TASK DETAILS
Using the records below, count the lines with "this" in them. Give the number only.

RECORDS TO PROCESS
--- Start ---
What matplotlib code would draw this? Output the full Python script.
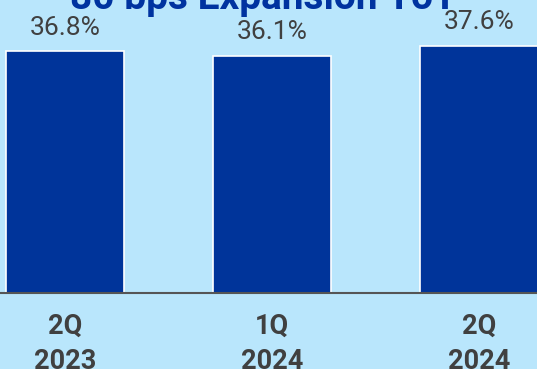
--- End ---
--- Start ---
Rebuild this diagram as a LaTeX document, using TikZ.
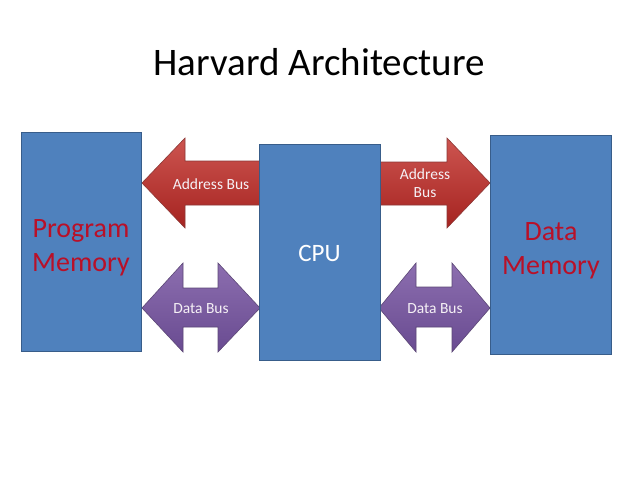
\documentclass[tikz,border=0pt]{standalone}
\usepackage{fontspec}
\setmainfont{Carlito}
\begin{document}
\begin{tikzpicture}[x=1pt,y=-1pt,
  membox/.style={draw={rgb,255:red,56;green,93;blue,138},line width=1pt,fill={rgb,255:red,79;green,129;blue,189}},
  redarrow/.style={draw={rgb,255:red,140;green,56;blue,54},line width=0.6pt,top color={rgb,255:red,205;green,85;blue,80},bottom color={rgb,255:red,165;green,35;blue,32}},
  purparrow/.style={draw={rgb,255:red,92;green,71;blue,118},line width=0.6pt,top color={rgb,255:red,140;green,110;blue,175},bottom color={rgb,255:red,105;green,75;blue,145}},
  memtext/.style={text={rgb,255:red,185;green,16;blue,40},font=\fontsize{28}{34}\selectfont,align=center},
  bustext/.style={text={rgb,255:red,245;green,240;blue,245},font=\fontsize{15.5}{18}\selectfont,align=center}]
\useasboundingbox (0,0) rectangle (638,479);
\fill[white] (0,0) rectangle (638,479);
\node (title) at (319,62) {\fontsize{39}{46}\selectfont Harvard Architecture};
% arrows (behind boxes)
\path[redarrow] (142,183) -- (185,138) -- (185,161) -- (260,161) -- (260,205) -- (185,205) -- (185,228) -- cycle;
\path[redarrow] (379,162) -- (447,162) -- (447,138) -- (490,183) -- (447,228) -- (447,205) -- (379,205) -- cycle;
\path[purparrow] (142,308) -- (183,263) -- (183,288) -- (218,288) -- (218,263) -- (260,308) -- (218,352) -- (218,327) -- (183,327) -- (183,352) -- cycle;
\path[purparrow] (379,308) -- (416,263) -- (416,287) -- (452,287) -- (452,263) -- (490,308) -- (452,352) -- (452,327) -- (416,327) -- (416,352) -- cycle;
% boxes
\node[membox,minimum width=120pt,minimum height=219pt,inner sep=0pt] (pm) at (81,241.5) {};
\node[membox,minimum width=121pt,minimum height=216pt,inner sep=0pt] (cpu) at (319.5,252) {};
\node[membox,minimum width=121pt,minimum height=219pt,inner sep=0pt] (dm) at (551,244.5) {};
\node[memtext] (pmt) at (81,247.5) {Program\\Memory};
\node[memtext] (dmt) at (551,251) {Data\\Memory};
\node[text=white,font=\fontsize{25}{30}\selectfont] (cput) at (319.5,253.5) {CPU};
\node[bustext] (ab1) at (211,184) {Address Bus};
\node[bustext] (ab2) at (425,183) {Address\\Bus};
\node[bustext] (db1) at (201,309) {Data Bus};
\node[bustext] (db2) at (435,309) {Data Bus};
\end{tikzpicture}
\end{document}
--- End ---
--- Start ---
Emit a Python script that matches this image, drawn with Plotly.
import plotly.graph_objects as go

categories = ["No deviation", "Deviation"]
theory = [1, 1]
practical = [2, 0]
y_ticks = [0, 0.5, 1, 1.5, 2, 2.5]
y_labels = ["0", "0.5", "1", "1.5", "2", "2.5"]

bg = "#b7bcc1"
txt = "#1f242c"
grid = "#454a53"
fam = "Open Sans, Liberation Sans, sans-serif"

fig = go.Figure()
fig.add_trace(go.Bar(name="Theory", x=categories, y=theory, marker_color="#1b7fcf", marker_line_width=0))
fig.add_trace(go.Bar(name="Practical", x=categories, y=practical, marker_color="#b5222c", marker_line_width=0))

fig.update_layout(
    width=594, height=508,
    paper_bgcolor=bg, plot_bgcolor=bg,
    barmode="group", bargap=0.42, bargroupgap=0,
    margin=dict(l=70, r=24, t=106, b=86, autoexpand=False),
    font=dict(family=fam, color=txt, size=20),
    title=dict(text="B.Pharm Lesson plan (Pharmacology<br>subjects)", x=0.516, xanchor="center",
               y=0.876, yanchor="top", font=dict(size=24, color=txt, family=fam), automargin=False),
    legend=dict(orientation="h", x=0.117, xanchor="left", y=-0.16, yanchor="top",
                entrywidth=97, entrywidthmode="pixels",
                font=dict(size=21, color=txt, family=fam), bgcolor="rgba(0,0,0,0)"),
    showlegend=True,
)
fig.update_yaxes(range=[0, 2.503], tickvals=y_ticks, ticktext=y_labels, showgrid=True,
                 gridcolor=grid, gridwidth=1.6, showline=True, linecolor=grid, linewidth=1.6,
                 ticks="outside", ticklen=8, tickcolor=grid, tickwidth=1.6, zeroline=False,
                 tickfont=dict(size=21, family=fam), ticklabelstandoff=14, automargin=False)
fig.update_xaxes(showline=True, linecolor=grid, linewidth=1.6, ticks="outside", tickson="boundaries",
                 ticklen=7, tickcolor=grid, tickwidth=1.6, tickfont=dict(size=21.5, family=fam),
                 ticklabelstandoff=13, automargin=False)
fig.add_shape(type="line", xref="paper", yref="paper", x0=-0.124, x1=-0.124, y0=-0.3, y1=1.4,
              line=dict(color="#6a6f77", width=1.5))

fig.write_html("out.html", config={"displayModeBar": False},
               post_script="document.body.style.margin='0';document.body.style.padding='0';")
--- End ---
OUTPUT
3